With Sarepta in its sights, PepGen prices IPO to fund DMD trials

PepGen has refueled in the race to develop a next-generation rival to Sarepta’s Exondys. The biotech missed the bottom end of its IPO range but upped the share count, enabling it to reel in $108 million to challenge Sarepta for the Duchenne muscular dystrophy (DMD) market.

Boston-based PepGen is seeking to disrupt the DMD market by attaching a cell-penetrating peptide to a therapeutic oligonucleotide that targets exon 51. Sarepta’s DMD drug Exondys targets the same exon, but its efficacy is limited by the amount of the oligonucleotide that gets into the cell. Attaching the drug to a cell-penetrating peptide could boost efficacy by getting more of the oligonucleotide to its target, leading companies including PepGen and Sarepta to pursue the idea.
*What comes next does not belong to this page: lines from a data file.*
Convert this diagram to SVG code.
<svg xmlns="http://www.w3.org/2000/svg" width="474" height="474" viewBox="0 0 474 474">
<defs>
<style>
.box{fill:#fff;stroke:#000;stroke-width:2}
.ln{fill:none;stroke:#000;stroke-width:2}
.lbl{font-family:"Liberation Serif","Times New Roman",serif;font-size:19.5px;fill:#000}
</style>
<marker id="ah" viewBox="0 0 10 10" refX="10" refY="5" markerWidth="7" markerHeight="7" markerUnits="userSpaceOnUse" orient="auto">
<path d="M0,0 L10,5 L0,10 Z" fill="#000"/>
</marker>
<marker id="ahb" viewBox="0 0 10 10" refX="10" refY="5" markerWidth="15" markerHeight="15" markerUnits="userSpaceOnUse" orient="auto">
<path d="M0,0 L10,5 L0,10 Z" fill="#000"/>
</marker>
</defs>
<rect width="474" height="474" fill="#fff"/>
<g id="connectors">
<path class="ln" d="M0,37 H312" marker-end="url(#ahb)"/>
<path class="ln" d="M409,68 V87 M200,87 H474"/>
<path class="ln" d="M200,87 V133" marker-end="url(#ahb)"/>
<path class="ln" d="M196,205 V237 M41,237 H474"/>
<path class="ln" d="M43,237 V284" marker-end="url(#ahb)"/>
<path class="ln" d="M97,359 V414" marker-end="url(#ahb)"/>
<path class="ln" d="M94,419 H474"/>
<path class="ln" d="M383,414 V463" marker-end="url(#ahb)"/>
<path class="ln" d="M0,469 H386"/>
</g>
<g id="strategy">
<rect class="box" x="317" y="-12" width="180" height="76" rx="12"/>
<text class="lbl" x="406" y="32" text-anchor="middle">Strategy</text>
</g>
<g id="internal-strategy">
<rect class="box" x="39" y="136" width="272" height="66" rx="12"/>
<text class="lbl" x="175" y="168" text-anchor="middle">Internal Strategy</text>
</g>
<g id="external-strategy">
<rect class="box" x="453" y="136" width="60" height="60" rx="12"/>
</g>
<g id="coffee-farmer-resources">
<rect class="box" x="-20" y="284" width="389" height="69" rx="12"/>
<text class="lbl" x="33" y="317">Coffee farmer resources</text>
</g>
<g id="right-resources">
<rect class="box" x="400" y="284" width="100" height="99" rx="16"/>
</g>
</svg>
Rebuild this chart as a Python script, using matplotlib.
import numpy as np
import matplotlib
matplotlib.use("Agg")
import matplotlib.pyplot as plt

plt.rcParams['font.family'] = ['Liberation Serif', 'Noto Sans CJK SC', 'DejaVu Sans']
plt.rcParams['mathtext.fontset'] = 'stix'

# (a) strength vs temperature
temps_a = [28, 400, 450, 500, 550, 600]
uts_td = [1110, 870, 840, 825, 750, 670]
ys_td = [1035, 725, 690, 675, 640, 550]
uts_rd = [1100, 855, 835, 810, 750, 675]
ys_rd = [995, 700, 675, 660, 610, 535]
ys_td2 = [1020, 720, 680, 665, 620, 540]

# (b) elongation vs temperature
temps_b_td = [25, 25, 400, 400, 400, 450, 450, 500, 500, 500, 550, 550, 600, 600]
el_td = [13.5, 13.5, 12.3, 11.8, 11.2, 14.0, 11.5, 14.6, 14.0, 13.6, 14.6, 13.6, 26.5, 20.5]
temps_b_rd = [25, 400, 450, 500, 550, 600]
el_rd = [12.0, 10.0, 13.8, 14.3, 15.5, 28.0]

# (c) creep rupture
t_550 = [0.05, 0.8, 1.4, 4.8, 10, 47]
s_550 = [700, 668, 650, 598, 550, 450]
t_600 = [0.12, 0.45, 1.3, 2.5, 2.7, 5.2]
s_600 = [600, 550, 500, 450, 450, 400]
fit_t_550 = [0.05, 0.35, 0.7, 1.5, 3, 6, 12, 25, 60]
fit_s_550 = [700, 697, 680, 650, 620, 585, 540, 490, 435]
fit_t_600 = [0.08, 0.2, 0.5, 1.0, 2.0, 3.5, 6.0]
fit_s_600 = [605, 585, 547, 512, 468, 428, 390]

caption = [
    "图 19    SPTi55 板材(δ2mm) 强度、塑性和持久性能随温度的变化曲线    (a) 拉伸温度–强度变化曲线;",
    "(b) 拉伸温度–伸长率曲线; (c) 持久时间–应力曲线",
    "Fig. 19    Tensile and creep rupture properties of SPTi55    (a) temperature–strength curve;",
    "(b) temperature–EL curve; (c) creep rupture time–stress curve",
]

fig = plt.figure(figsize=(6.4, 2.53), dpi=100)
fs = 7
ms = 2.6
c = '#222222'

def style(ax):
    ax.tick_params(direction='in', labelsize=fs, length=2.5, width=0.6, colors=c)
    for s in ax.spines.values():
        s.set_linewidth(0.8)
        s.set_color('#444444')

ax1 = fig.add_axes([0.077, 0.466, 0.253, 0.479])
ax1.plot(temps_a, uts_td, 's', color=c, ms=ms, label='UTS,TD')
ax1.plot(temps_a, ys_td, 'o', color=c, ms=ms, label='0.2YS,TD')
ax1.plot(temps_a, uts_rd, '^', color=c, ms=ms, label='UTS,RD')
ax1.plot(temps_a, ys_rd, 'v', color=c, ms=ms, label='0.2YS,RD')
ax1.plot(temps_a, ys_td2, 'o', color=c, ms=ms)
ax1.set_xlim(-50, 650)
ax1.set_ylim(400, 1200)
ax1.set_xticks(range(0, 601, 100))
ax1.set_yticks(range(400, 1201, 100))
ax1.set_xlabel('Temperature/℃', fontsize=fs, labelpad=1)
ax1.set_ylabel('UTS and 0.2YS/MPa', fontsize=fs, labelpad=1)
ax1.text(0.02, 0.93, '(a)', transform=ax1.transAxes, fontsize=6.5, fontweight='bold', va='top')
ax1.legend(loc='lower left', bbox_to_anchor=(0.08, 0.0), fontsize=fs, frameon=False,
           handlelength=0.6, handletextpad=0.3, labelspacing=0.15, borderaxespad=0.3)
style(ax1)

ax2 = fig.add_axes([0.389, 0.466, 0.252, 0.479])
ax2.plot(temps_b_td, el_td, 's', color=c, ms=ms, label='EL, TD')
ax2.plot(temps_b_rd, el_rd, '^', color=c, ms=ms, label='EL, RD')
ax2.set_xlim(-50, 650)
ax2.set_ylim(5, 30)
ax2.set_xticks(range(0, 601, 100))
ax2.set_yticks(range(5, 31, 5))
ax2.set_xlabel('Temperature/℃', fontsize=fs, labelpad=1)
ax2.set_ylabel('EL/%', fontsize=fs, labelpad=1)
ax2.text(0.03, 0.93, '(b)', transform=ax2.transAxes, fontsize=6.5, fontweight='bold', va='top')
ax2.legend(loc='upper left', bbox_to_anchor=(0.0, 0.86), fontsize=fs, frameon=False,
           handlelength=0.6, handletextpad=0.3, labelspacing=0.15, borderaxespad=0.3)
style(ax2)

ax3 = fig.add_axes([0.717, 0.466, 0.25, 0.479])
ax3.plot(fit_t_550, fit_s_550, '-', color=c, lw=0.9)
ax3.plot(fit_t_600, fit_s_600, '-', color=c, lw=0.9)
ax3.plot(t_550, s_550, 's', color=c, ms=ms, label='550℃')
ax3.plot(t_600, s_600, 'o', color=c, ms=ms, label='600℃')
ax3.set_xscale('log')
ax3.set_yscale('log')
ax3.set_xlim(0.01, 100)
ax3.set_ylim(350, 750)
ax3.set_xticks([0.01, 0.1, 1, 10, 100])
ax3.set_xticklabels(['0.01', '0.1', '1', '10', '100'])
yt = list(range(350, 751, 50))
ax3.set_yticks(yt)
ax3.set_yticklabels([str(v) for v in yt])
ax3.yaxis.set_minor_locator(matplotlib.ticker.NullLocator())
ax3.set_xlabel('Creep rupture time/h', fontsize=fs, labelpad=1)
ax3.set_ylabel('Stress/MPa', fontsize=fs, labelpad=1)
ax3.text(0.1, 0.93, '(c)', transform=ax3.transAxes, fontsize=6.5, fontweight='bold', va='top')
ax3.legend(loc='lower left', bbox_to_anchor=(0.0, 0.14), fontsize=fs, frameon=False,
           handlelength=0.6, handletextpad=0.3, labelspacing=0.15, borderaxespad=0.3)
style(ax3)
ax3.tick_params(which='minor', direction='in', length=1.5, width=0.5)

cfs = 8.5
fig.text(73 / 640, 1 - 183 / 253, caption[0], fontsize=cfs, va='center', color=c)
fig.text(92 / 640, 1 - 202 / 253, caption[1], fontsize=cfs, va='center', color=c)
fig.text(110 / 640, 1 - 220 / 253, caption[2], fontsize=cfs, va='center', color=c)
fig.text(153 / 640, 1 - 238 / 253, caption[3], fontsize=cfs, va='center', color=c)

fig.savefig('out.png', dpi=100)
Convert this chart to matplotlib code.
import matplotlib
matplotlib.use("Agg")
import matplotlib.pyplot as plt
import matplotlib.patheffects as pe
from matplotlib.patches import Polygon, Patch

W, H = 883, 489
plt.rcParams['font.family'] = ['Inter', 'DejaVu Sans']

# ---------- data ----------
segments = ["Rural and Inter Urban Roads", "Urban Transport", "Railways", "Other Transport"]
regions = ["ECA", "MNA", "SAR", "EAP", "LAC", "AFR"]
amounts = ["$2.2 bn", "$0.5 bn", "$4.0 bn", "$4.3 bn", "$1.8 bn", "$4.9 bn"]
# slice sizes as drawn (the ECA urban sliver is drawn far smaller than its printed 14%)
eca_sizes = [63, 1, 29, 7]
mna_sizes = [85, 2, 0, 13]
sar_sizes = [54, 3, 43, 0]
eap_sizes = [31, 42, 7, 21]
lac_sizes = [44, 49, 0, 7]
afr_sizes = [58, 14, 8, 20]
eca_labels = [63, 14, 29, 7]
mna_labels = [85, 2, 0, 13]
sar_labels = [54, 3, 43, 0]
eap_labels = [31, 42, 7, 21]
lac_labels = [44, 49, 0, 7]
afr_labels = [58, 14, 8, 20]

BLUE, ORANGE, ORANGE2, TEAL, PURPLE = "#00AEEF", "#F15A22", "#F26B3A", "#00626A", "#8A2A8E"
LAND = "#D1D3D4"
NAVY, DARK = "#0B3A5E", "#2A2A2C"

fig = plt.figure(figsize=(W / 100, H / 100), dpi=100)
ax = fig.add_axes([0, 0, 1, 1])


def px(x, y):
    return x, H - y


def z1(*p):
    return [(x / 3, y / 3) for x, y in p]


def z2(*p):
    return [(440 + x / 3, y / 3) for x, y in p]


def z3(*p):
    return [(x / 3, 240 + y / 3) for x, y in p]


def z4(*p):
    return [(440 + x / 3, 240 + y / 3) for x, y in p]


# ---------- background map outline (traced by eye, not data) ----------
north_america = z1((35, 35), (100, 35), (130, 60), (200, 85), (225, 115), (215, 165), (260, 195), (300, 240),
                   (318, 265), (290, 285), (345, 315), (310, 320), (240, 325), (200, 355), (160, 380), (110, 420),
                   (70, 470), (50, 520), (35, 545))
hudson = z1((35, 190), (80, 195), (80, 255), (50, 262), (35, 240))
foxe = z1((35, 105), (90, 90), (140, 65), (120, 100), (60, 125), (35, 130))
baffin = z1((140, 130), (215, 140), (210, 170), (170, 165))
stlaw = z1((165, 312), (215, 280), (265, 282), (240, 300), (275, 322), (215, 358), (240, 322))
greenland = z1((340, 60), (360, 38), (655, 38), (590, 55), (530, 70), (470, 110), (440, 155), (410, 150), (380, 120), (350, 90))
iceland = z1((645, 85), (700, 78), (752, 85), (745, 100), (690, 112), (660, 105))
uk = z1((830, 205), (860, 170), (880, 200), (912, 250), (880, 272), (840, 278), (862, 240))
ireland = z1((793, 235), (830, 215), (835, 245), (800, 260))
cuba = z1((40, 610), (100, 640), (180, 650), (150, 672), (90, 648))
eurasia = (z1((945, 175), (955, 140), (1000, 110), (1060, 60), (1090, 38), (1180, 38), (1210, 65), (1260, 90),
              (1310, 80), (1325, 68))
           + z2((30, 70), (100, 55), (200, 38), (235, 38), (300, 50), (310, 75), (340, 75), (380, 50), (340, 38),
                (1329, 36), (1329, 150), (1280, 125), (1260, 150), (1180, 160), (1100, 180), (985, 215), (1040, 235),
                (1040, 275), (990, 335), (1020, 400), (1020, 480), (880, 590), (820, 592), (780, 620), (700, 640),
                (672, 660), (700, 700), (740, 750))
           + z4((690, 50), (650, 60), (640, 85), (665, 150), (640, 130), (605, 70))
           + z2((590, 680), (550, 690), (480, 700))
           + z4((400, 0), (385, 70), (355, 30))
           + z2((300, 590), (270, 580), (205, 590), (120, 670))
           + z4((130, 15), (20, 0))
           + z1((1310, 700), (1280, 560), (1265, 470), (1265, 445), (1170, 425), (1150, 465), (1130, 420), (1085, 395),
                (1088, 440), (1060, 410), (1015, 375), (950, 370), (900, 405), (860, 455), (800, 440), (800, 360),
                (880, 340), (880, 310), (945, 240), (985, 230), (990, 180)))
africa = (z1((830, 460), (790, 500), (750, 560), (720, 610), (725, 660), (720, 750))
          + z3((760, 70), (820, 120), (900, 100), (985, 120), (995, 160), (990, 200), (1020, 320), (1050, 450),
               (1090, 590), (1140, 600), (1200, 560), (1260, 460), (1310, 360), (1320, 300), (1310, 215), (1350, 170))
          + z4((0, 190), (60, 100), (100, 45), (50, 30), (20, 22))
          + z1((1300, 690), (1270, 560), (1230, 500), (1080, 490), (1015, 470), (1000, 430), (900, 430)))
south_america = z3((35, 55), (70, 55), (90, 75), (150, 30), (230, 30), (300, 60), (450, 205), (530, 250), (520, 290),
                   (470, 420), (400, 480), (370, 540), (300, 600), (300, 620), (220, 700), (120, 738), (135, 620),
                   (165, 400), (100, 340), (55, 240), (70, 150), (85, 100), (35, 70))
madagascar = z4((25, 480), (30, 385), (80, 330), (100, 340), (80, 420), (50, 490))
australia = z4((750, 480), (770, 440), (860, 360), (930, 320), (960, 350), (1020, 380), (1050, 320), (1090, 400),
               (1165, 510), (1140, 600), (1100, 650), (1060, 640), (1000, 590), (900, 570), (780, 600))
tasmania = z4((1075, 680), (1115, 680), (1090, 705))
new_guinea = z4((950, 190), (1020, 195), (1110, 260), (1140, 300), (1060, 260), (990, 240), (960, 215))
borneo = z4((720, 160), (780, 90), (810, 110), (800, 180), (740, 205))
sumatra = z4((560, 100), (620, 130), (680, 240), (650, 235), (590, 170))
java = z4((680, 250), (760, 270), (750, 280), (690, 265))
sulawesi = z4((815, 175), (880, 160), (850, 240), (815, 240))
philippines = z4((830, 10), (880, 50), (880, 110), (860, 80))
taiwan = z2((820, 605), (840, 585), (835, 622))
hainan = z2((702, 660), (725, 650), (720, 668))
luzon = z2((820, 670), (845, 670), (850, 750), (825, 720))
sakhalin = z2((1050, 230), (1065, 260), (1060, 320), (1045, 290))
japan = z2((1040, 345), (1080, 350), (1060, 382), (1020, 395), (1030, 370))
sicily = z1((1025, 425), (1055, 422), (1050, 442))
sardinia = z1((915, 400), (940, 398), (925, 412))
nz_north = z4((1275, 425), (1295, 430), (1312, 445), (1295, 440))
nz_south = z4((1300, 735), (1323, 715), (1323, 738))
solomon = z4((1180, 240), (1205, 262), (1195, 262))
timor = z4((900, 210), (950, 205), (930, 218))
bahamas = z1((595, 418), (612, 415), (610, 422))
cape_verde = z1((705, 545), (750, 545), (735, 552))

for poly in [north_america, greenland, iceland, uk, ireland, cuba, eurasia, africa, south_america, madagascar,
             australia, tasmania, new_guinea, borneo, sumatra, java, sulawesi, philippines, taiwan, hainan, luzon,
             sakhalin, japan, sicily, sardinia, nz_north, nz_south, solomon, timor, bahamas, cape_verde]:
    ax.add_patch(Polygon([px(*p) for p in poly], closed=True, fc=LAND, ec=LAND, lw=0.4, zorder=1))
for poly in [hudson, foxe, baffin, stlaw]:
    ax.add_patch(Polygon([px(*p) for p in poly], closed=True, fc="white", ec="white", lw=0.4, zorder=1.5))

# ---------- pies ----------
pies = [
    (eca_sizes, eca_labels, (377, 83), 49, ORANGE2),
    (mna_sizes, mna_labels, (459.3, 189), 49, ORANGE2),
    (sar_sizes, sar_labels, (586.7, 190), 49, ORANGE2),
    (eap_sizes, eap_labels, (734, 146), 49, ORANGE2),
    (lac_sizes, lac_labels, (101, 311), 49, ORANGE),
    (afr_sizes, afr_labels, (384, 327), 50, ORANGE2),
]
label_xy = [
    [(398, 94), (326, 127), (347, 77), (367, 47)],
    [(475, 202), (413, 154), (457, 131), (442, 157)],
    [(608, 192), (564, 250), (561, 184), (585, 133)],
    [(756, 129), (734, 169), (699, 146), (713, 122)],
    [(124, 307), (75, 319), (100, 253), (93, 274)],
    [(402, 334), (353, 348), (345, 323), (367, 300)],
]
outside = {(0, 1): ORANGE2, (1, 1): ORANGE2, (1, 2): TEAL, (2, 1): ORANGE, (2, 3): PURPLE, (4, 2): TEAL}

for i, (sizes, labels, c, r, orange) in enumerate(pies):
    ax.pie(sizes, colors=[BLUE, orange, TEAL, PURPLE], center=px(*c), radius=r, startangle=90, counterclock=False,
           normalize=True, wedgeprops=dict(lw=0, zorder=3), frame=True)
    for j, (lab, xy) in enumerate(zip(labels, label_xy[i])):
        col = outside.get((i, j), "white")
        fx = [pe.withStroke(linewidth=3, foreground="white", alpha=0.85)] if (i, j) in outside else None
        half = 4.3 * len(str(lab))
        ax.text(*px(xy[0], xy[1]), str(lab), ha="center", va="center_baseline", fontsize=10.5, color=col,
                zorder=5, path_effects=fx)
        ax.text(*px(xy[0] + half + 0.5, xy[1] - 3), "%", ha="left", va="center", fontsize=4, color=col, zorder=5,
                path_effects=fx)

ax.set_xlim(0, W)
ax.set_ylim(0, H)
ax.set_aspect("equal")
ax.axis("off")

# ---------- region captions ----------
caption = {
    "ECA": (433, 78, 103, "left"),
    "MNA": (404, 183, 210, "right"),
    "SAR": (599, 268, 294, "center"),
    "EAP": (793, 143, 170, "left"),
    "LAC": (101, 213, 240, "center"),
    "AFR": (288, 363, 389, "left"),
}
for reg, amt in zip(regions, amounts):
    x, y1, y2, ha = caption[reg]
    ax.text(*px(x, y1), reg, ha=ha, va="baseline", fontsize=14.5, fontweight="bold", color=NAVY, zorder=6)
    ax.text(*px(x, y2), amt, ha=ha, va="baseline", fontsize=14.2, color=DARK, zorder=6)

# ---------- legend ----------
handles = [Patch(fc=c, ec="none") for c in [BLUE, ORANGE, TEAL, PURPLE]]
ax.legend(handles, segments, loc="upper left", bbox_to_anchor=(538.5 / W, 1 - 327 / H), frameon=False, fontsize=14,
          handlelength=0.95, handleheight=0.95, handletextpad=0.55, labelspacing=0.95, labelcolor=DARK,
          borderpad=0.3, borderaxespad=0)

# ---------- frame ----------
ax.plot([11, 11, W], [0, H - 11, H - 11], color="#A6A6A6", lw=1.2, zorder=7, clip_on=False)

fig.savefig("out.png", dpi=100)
Sarepta’s candidate, SRP-5051, is already in phase 2. Armed with the IPO haul, PepGen plans to join its rival in midphase development, earmarking $70 million of its cash for the completion of an active phase 1 and a planned phase 2a of its prospect PGN-EDO51.

The studies will provide an early test of whether PepGen’s claims about PGN-EDO51 hold water. Based on studies that compared the therapy to a molecule designed to be structurally equivalent to SRP-5051, PepGen thinks its candidate has greater activity than Sarepta’s rival asset. The data come from studies in nonhuman primates. 

If all goes to plan, PepGen will have top-line data from the phase 1 by the end of the year. A potential red flag will be any cases of low blood pressure, which were seen in nonhuman primates at doses above those PepGen plans to test in the clinic. Ultimately, PepGen aims to seek accelerated approval, noting in its filing that “the FDA has approved at least four drugs based on their minimal dystrophin production” and expressing a belief it can get to market “on that same basis.”

PepGen has set aside another $45 million to take PGN-EDODM1 through a phase 1/2 clinical trial. The drug candidate is designed for use in DMD patients whose mutations are amenable to exon 53 skipping, a therapeutic approach used by Sarepta’s Vyondys. PepGen expects to post data in nonhuman primates in the second half of 2022 and file for trial authorization the following year. 

Enough investors have bought into the idea to enable PepGen’s plans. Having raised a $113 million round last year, PepGen ended 2021 with $133 million in the bank. Public investors are set to buy 9 million shares at $12 a pop.

PepGen had aimed to sell 7.2 million shares for between $13 and $15 apiece, meaning that, while it missed its range, the biotech has still raised more cash than if it had hit the midpoint of the original plan.